The question is not whether institutions will catch up. The question is whether the concept of institutional governance is compatible with the pace of exponential technological change. If the answer is no, then the most fundamental assumption of democratic governance - that the people, through their representatives, can shape the terms of their collective future - collapses.
This essay examines the temporal mismatch between institutional capacity and technological acceleration, and asks what it means for the social contract when the most consequential decisions of our era are made faster than any democratic process can respond.
The False Remedies
”Just regulate it”
The most common response to AI governance concerns is a call for regulation. But regulation assumes a stable object to be regulated. AI capabilities shift between the drafting and passage of any law. By the time a regulatory framework is enacted, the technology it addresses may be two generations obsolete - or three generations more dangerous.
The European Union’s AI Act, years in development, was already struggling to account for foundation models by the time it reached final negotiations. This is not a failure of political will. It is a category error: applying tools designed for stable industries to an exponentially evolving technology.
”The market will self-correct”
The argument that competitive pressures will naturally restrain dangerous AI development confuses incentives with outcomes. Markets optimize for profit within existing legal frameworks. When the frameworks lag the technology, markets optimize for whatever is technically possible and commercially viable - regardless of social cost.

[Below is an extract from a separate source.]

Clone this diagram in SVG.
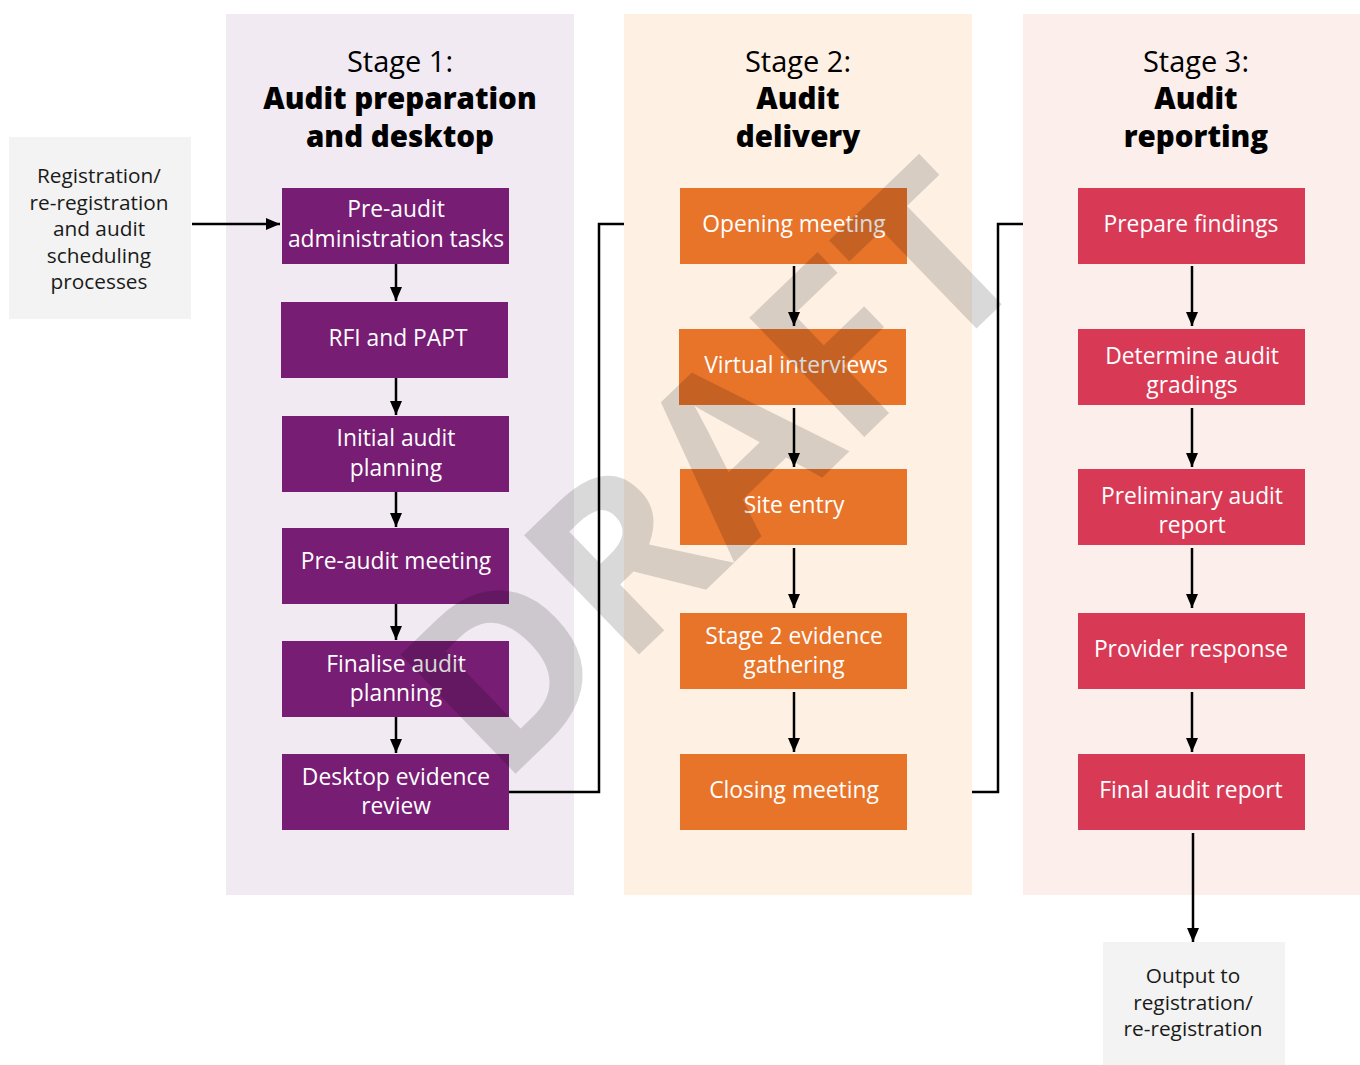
<svg xmlns="http://www.w3.org/2000/svg" width="1360" height="1065" viewBox="0 0 1360 1065">
<defs>
<marker id="ah" markerWidth="14" markerHeight="12" refX="14" refY="6" orient="auto" markerUnits="userSpaceOnUse">
<path d="M0,0 L14,6 L0,12 Z" fill="#000"/>
</marker>
<style>
text{font-family:"Open Sans","Noto Sans","DejaVu Sans",sans-serif;}
.bl{font-size:22.8px;fill:#fff;text-anchor:middle;}
.gl{font-size:20.8px;fill:#1a1a1a;text-anchor:middle;}
.hs{font-size:29px;fill:#000;text-anchor:middle;}
.hb{font-size:29.5px;font-weight:800;fill:#000;text-anchor:middle;}
.p{fill:#771D74;}
.o{fill:#E8742A;}
.r{fill:#D83A56;}
.g{fill:#F2F3F2;}
.ln{stroke:#000;stroke-width:2.5;fill:none;}
.ar{stroke:#000;stroke-width:2.5;fill:none;marker-end:url(#ah);}
</style>
</defs>
<rect width="1360" height="1065" fill="#fff"/>
<g id="columns">
<rect x="226" y="14" width="348" height="881" fill="#F1EAF3"/>
<rect x="624" y="14" width="348" height="881" fill="#FEF1E4"/>
<rect x="1023" y="14" width="337" height="881" fill="#FCEEEB"/>
</g>
<g id="stage1-header">
<text class="hs" x="400" y="72">Stage 1:</text>
<text class="hb" x="400" y="109">Audit preparation</text>
<text class="hb" x="400" y="147">and desktop</text>
</g>
<g id="stage2-header">
<text class="hs" x="798" y="72">Stage 2:</text>
<text class="hb" x="798" y="109">Audit</text>
<text class="hb" x="798" y="147">delivery</text>
</g>
<g id="stage3-header">
<text class="hs" x="1196" y="72">Stage 3:</text>
<text class="hb" x="1196" y="109">Audit</text>
<text class="hb" x="1196" y="147">reporting</text>
</g>
<g id="connectors">
<path class="ar" d="M192,224 H280"/>
<path class="ar" d="M396,264 V301"/>
<path class="ar" d="M396,378 V415"/>
<path class="ar" d="M396,492 V527"/>
<path class="ar" d="M396,604 V640"/>
<path class="ar" d="M396,717 V753"/>
<path class="ln" d="M509,792 H599 V224 H624"/>
<path class="ar" d="M794,266 V326"/>
<path class="ar" d="M794,408 V467"/>
<path class="ar" d="M794,548 V608"/>
<path class="ar" d="M794,692 V752"/>
<path class="ln" d="M972,792 H998 V224 H1023"/>
<path class="ar" d="M1192,266 V326"/>
<path class="ar" d="M1192,408 V467"/>
<path class="ar" d="M1192,548 V608"/>
<path class="ar" d="M1192,692 V752"/>
<path class="ar" d="M1193,833 V942"/>
</g>
<g id="input">
<rect class="g" x="9" y="137" width="182" height="182"/>
<text class="gl" x="99" y="183">Registration/</text>
<text class="gl" x="99" y="209.5">re-registration</text>
<text class="gl" x="99" y="236">and audit</text>
<text class="gl" x="99" y="262.5">scheduling</text>
<text class="gl" x="99" y="289">processes</text>
</g>
<g id="s1-preaudit-admin">
<rect class="p" x="282" y="188" width="227" height="76"/>
<text class="bl" x="396" y="217">Pre-audit</text>
<text class="bl" x="396" y="247">administration tasks</text>
</g>
<g id="s1-rfi">
<rect class="p" x="281" y="302" width="227" height="76"/>
<text class="bl" x="398" y="346">RFI and PAPT</text>
</g>
<g id="s1-initial-planning">
<rect class="p" x="282" y="416" width="227" height="76"/>
<text class="bl" x="396" y="446">Initial audit</text>
<text class="bl" x="396" y="476">planning</text>
</g>
<g id="s1-preaudit-meeting">
<rect class="p" x="282" y="528" width="227" height="76"/>
<text class="bl" x="396" y="569">Pre-audit meeting</text>
</g>
<g id="s1-finalise">
<rect class="p" x="282" y="641" width="227" height="76"/>
<text class="bl" x="396" y="672">Finalise audit</text>
<text class="bl" x="396" y="701">planning</text>
</g>
<g id="s1-desktop">
<rect class="p" x="282" y="754" width="227" height="76"/>
<text class="bl" x="396" y="785">Desktop evidence</text>
<text class="bl" x="396" y="814">review</text>
</g>
<g id="s2-opening">
<rect class="o" x="680" y="188" width="227" height="76"/>
<text class="bl" x="794" y="232">Opening meeting</text>
</g>
<g id="s2-virtual">
<rect class="o" x="679" y="329" width="227" height="76"/>
<text class="bl" x="796" y="373">Virtual interviews</text>
</g>
<g id="s2-site">
<rect class="o" x="680" y="469" width="227" height="76"/>
<text class="bl" x="794" y="513">Site entry</text>
</g>
<g id="s2-evidence">
<rect class="o" x="680" y="613" width="227" height="76"/>
<text class="bl" x="794" y="644">Stage 2 evidence</text>
<text class="bl" x="794" y="673">gathering</text>
</g>
<g id="s2-closing">
<rect class="o" x="680" y="754" width="227" height="76"/>
<text class="bl" x="794" y="798">Closing meeting</text>
</g>
<g id="s3-prepare">
<rect class="r" x="1078" y="188" width="227" height="76"/>
<text class="bl" x="1191" y="232">Prepare findings</text>
</g>
<g id="s3-gradings">
<rect class="r" x="1078" y="329" width="227" height="76"/>
<text class="bl" x="1192" y="364">Determine audit</text>
<text class="bl" x="1192" y="393">gradings</text>
</g>
<g id="s3-preliminary">
<rect class="r" x="1078" y="469" width="227" height="76"/>
<text class="bl" x="1192" y="504">Preliminary audit</text>
<text class="bl" x="1192" y="533">report</text>
</g>
<g id="s3-provider">
<rect class="r" x="1078" y="613" width="227" height="76"/>
<text class="bl" x="1191" y="657">Provider response</text>
</g>
<g id="s3-final">
<rect class="r" x="1078" y="754" width="227" height="76"/>
<text class="bl" x="1191" y="798">Final audit report</text>
</g>
<g id="output">
<rect class="g" x="1103" y="942" width="182" height="123"/>
<text class="gl" x="1193" y="983">Output to</text>
<text class="gl" x="1193" y="1009.5">registration/</text>
<text class="gl" x="1193" y="1036">re-registration</text>
</g>
<g id="watermark">
<text x="0" y="0" transform="translate(712,470) rotate(-44)" text-anchor="middle" dy="82" style="font-family:'Open Sans',sans-serif;font-size:232px;font-weight:700;fill:#000;fill-opacity:0.15">DRAFT</text>
</g>
</svg>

The history of every major technological disruption, from industrial pollution to social media, demonstrates that markets externalize harm until forced to internalize it. With AI, the harms may be irreversible before the correction arrives.

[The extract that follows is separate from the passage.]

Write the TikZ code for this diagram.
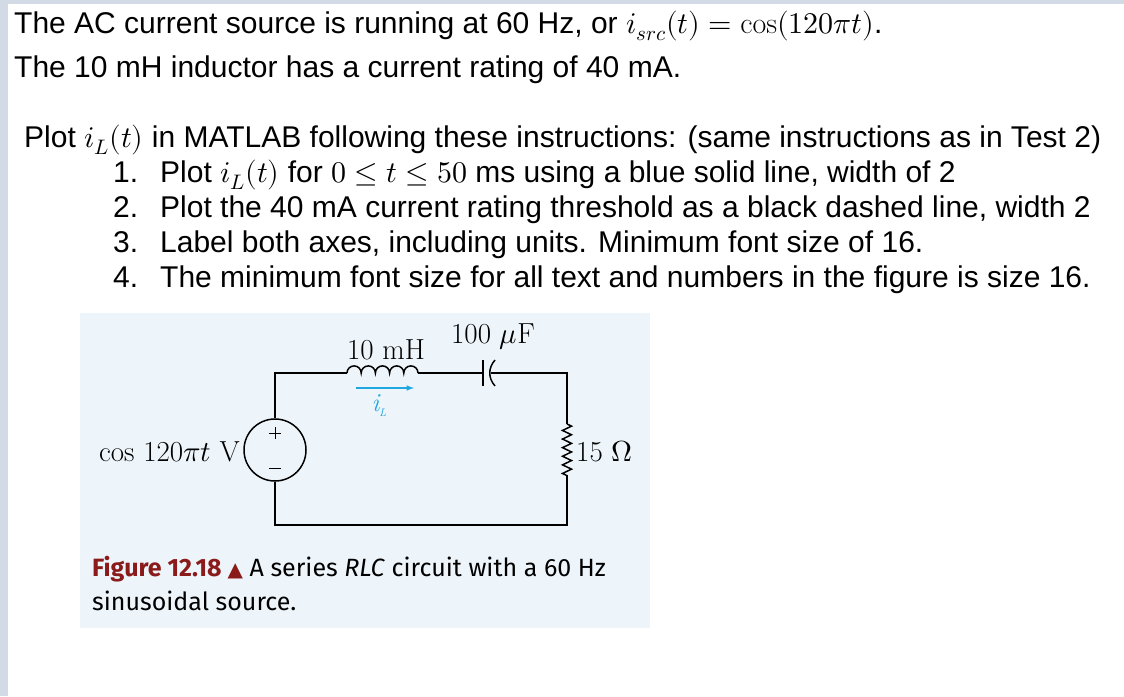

”Existing frameworks are sufficient”
Some argue that existing legal frameworks - tort law, product liability, antitrust - can handle AI. This view underestimates the novelty of the challenge. Existing frameworks assume identifiable actors, traceable causation, and bounded harm. AI systems can produce diffuse, emergent, and unattributable effects that slip through every existing legal net.
What We Actually Need
National
A new institutional architecture designed for the pace of technological change. This means agencies with the technical capacity to understand what they govern, the statutory flexibility to act without years of rulemaking, and the democratic legitimacy to make consequential decisions quickly. Something between a central bank and a public health authority - technically expert, operationally independent, democratically accountable.
Global
An international framework that acknowledges the transnational nature of AI development. Not a treaty that takes decades to negotiate, but a rapid-response coordination mechanism - more like the WHO’s emergency protocols than the Paris Agreement’s long-term commitments. The pace of AI demands governance infrastructure that can act at the speed of the technology it governs.